OrioleDB also supports block-level undo records. The block-level undo records are the changes applied to the whole page.
The diagram below gives an example of a compact block-level undo record. Here the data pages contains tuples t1, t2 and t5. However, a page image in the undo log contains tuples t1, t2, t3, and t4. That means, when tuples t3 and t4 were deleted, we lacked space for a new tuple t5. In order to do this, we made a compaction first. Therefore, we issue a page-level undo record and erase tuples t3 and t4 to fit t5.
OrioleDB has three types of block-level undo records:
- Compact undo record: one data page references one undo page image,
- Split undo record: two data pages reference one undo page image,
- Merge undo record: one data page references two undo page images.

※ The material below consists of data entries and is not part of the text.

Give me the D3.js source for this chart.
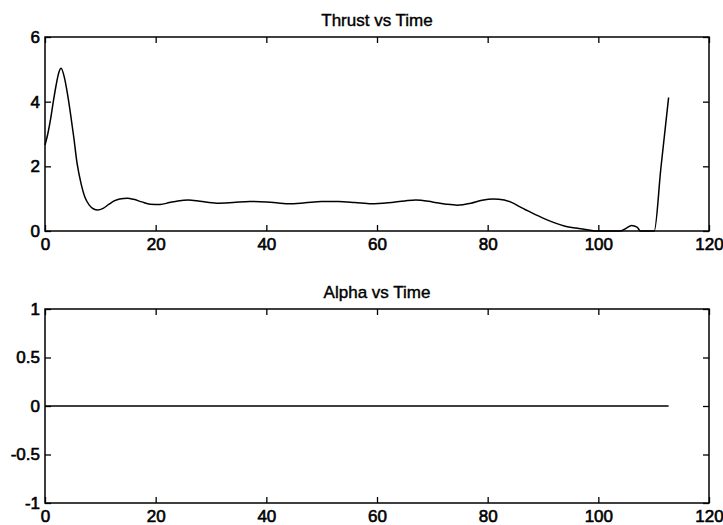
<!DOCTYPE html>
<html>
<head>
<meta charset="utf-8">
<script src="https://cdn.jsdelivr.net/npm/d3@7/dist/d3.min.js"></script>
<style>
  html, body { margin: 0; padding: 0; background: #fff; }
  svg { display: block; }
  .tick text { font-family: "Liberation Sans", Arial, sans-serif; font-size: 17px; fill: #000; stroke: #000; stroke-width: 0.6px; }
  .title { font-family: "Liberation Sans", Arial, sans-serif; font-size: 17px; fill: #000; stroke: #000; stroke-width: 0.4px; }
</style>
</head>
<body>
<script>
// Thrust history (time in s, thrust)
const thrustTime = [0, 0.5, 1.0, 1.5, 2.0, 2.5, 2.9, 3.5, 4.0, 4.6, 5.2, 5.8, 6.5, 7.2, 8.0, 8.8, 9.5,
  10.5, 11.5, 12.5, 13.5, 14.9, 16, 17.5, 19, 20.8, 22.5, 24, 25.9, 28, 31, 34, 37, 40, 44, 47, 50,
  53, 56, 59, 62, 65, 67, 70, 72.5, 74.5, 77, 79, 81, 83, 84.5, 86, 88, 90, 92, 94, 96, 98,
  99.5, 104, 105, 106, 107, 107.6, 110.1, 111.3, 112.7];
const thrustValue = [2.66, 3.0, 3.45, 4.0, 4.5, 4.9, 5.03, 4.75, 4.3, 3.64, 2.9, 2.09, 1.48, 1.05, 0.8, 0.68, 0.65,
  0.7, 0.82, 0.93, 0.99, 1.01, 0.98, 0.9, 0.83, 0.82, 0.88, 0.93, 0.96, 0.92, 0.86, 0.88, 0.91, 0.9, 0.84, 0.87, 0.91,
  0.91, 0.88, 0.84, 0.87, 0.93, 0.96, 0.9, 0.83, 0.8, 0.86, 0.95, 0.99, 0.96, 0.87, 0.73, 0.56, 0.4, 0.26, 0.15, 0.09, 0.04,
  0, 0, 0.08, 0.17, 0.12, 0, 0, 1.94, 4.13];

// Angle of attack history
const alphaTime = [0, 112.7];
const alphaValue = [0, 0];

// Tick values and labels
const xTicks = [0, 20, 40, 60, 80, 100, 120];
const thrustTicks = [0, 2, 4, 6];
const alphaTicks = [-1, -0.5, 0, 0.5, 1];
const alphaTickLabels = ["-1", "-0.5", "0", "0.5", "1"];

const W = 723, H = 525;
const svg = d3.select("body").append("svg").attr("width", W).attr("height", H);
svg.append("rect").attr("width", W).attr("height", H).attr("fill", "#fff");

const left = 45, right = 709;

function panel(cfg) {
  const x = d3.scaleLinear().domain([0, 120]).range([left, right]);
  const y = d3.scaleLinear().domain(cfg.yDomain).range([cfg.bottom, cfg.top]);
  const g = svg.append("g");
  const tick = 6;

  // bottom axis with labels, ticks pointing inward
  g.append("g").attr("transform", `translate(0,${cfg.bottom})`)
    .call(d3.axisBottom(x).tickValues(xTicks).tickSizeInner(-tick).tickSizeOuter(0).tickPadding(7).tickFormat(d3.format("d")));
  // top mirror ticks
  g.append("g").attr("transform", `translate(0,${cfg.top})`)
    .call(d3.axisTop(x).tickValues(xTicks).tickSizeInner(-tick).tickSizeOuter(0).tickFormat(""));
  // left axis with labels
  g.append("g").attr("transform", `translate(${left},0)`)
    .call(d3.axisLeft(y).tickValues(cfg.yTicks).tickSizeInner(-tick).tickSizeOuter(0).tickPadding(5)
      .tickFormat((d, i) => cfg.yLabels[i]));
  // right mirror ticks
  g.append("g").attr("transform", `translate(${right},0)`)
    .call(d3.axisRight(y).tickValues(cfg.yTicks).tickSizeInner(-tick).tickSizeOuter(0).tickFormat(""));

  g.selectAll(".domain").remove();
  g.selectAll(".tick line").attr("stroke", "#000").attr("stroke-width", 1.3);

  // frame
  g.append("rect")
    .attr("x", left).attr("y", cfg.top)
    .attr("width", right - left).attr("height", cfg.bottom - cfg.top)
    .attr("fill", "none").attr("stroke", "#000").attr("stroke-width", 1.5);

  // data line
  const line = d3.line().x(d => x(d[0])).y(d => y(d[1])).curve(d3.curveMonotoneX);
  g.append("path")
    .datum(cfg.t.map((t, i) => [t, cfg.v[i]]))
    .attr("d", line)
    .attr("fill", "none").attr("stroke", "#000").attr("stroke-width", 1.5)
    .attr("stroke-linejoin", "round");

  // title
  g.append("text").attr("class", "title")
    .attr("x", (left + right) / 2).attr("y", cfg.top - 11)
    .attr("text-anchor", "middle").text(cfg.title);
}

panel({
  top: 37, bottom: 231, yDomain: [0, 6], yTicks: thrustTicks,
  yLabels: thrustTicks.map(String), t: thrustTime, v: thrustValue, title: "Thrust vs Time"
});
panel({
  top: 309, bottom: 503, yDomain: [-1, 1], yTicks: alphaTicks,
  yLabels: alphaTickLabels, t: alphaTime, v: alphaValue, title: "Alpha vs Time"
});
</script>
</body>
</html>
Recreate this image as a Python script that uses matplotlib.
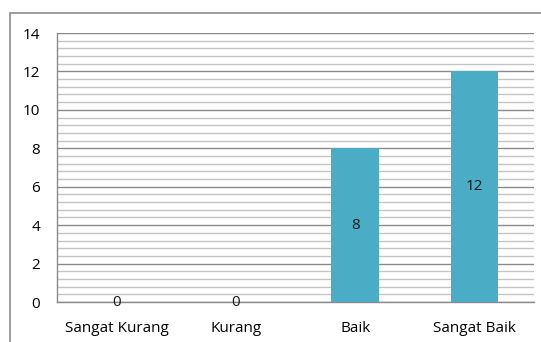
import matplotlib.pyplot as plt
from matplotlib.patches import Rectangle
from matplotlib.ticker import MultipleLocator

categories = ['Sangat Kurang', 'Kurang', 'Baik', 'Sangat Baik']
values = [0, 0, 8, 12]

plt.rcParams['font.family'] = ['Open Sans', 'DejaVu Sans']
plt.rcParams['font.size'] = 11

fig = plt.figure(figsize=(5.41, 3.42), dpi=100)
ax = fig.add_axes([57 / 541, 1 - 302 / 342, (534 - 57) / 541, (302 - 33) / 342])

# outer chart frame (cut off at the right and bottom)
fig.patches.append(Rectangle((10 / 541, -0.1), 1.2, 0.1 + 1 - 13 / 342,
                             transform=fig.transFigure, fill=False,
                             edgecolor='#8c8c8c', linewidth=1.2))

x = list(range(len(categories)))
bars = ax.bar(x, values, width=0.4, color='#4BACC6', zorder=3)

for xi, v in zip(x, values):
    ax.text(xi, v / 2, str(v), ha='center', va='center', fontsize=11,
            color='#1a1a1a', zorder=4)

ax.set_xlim(-0.5, len(categories) - 0.5)
ax.set_ylim(0, 14)
ax.yaxis.set_major_locator(MultipleLocator(2))
ax.yaxis.set_minor_locator(MultipleLocator(0.4))
ax.grid(which='major', axis='y', color='#8a8a8a', linewidth=1.0, zorder=1)
ax.grid(which='minor', axis='y', color='#c4c4c4', linewidth=1.0, zorder=1)

ax.set_xticks(x)
ax.set_xticklabels(categories)
ax.tick_params(axis='x', length=0, pad=14)
ax.tick_params(axis='y', which='both', length=0, pad=12)

for s in ['top', 'right']:
    ax.spines[s].set_visible(False)
for s in ['left', 'bottom']:
    ax.spines[s].set_color('#8a8a8a')
    ax.spines[s].set_linewidth(1.0)

fig.savefig('out.png', dpi=100)
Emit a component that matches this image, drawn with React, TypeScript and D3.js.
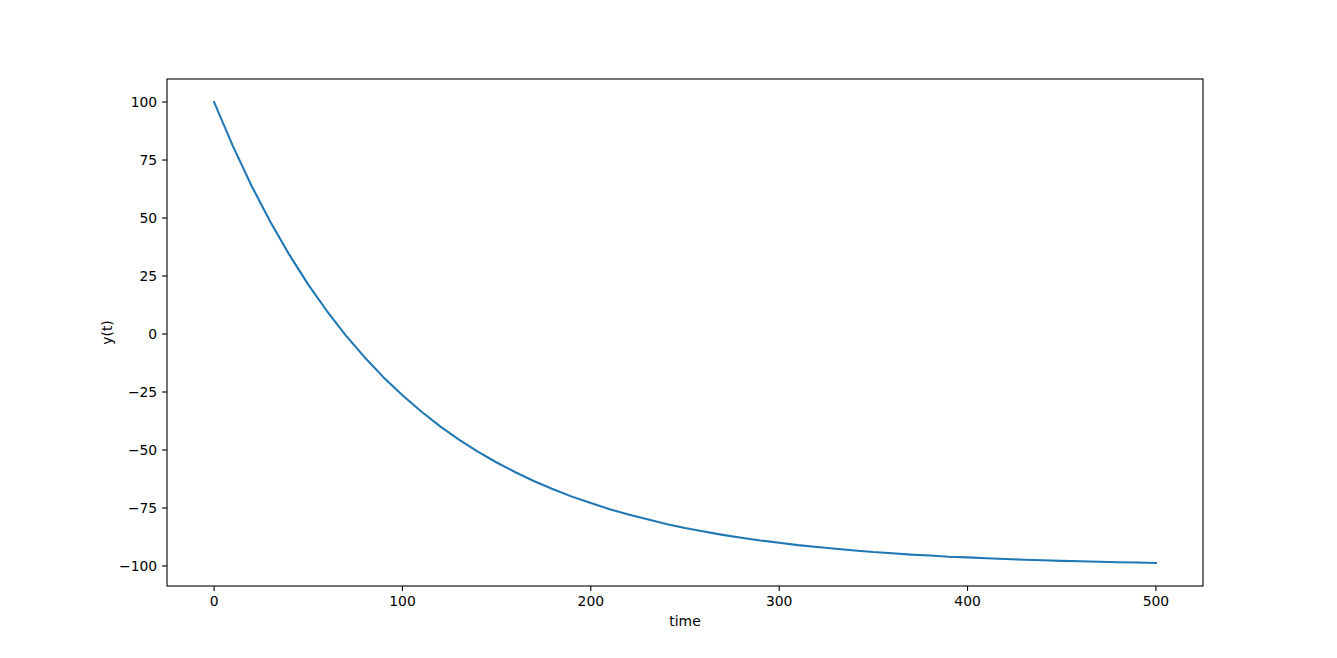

OrioleDB uses both circular buffers and block buffers for accessing the undo log. See undo log storage for details.
Row-level WAL
OrioleDB implements a row-level write-ahead log (WAL) used for both recovery and replication. Row-level WAL requires structurally consistent checkpoints described above. Row-level WAL records include transaction start, row insert, row update, row delete, transaction commit/abort etc. The complete list of OrioleDB's WAL records is given in include/recovery/wal.h header.
OrioleDB table has the following B-trees for its data:
- TOAST tree,
- Primary key tree,
- Secondary keys trees.
TOAST and primary key trees are subjects of WAL-logging, while secondary keys trees aren't. Secondary keys are recovering based on changes in TOAST and primary key.
Since OrioleDB implements fuzzy checkpointing, we require idempotency property here. Checkpointer visits TOAST and primary key before secondary keys. Therefore, secondary keys might have a newer state than TOAST and primary keys in the checkpoint. Idempotency guarantees that if some changes are applied to secondary keys twice or more, it does not affect the final state.
OrioleDB implements parallel application of WAL records. It launches orioledb.recovery_pool_size number of workers. Each worker is responsible for its own set of primary key values (according to hash value). The startup process distributes row-level WAL records to the queues connected to workers.
Queues might be processed at different paces. In order to evade MVCC anomalies, we assume the transaction to be committed and visible for readers only once all the workers have completed all the pieces of work associated with that transaction.
See the details about OrioleDB's recovery.
System catalog
In OrioleDB, checkpointing, page writing/eviction, and recovery manipulate trees logically. In order to do so, they need to be able to compare tuple keys, calculate tuple lengths, etc. One who performs the routines above needs access to some meta-information. However, we need to do these routines without a fully initialized connection to PostgreSQL database.
In order to resolve this problem, OrioleDB implements "system trees" -- OrioleDB's analog of system catalog with minimal information required to perform the routines. System trees contain information about tables, associated trees, data types etc. See src/catalog/sys_trees.c for details.
Data compression
OrioleDB supports data compression at the block level. In compressed trees, storage pages are compressed with the zstd algorithm. That is, storage pages have variable lengths. Because of this, we have to maintain more complex mechanisms for managing free space in compressed trees.
OrioleDB implements this free space management using two system trees: SYS_TREES_EXTENTS_OFF_LEN, SYS_TREES_EXTENTS_LEN_OFF. Both these trees contain information about free space extents. The first maintains extents sorted by offset, while the second one sorts extents by length then offset. The second tree allows searching for the most appropriate free extent for the new storage block. The first tree is used to find adjacent extents and initiate their join.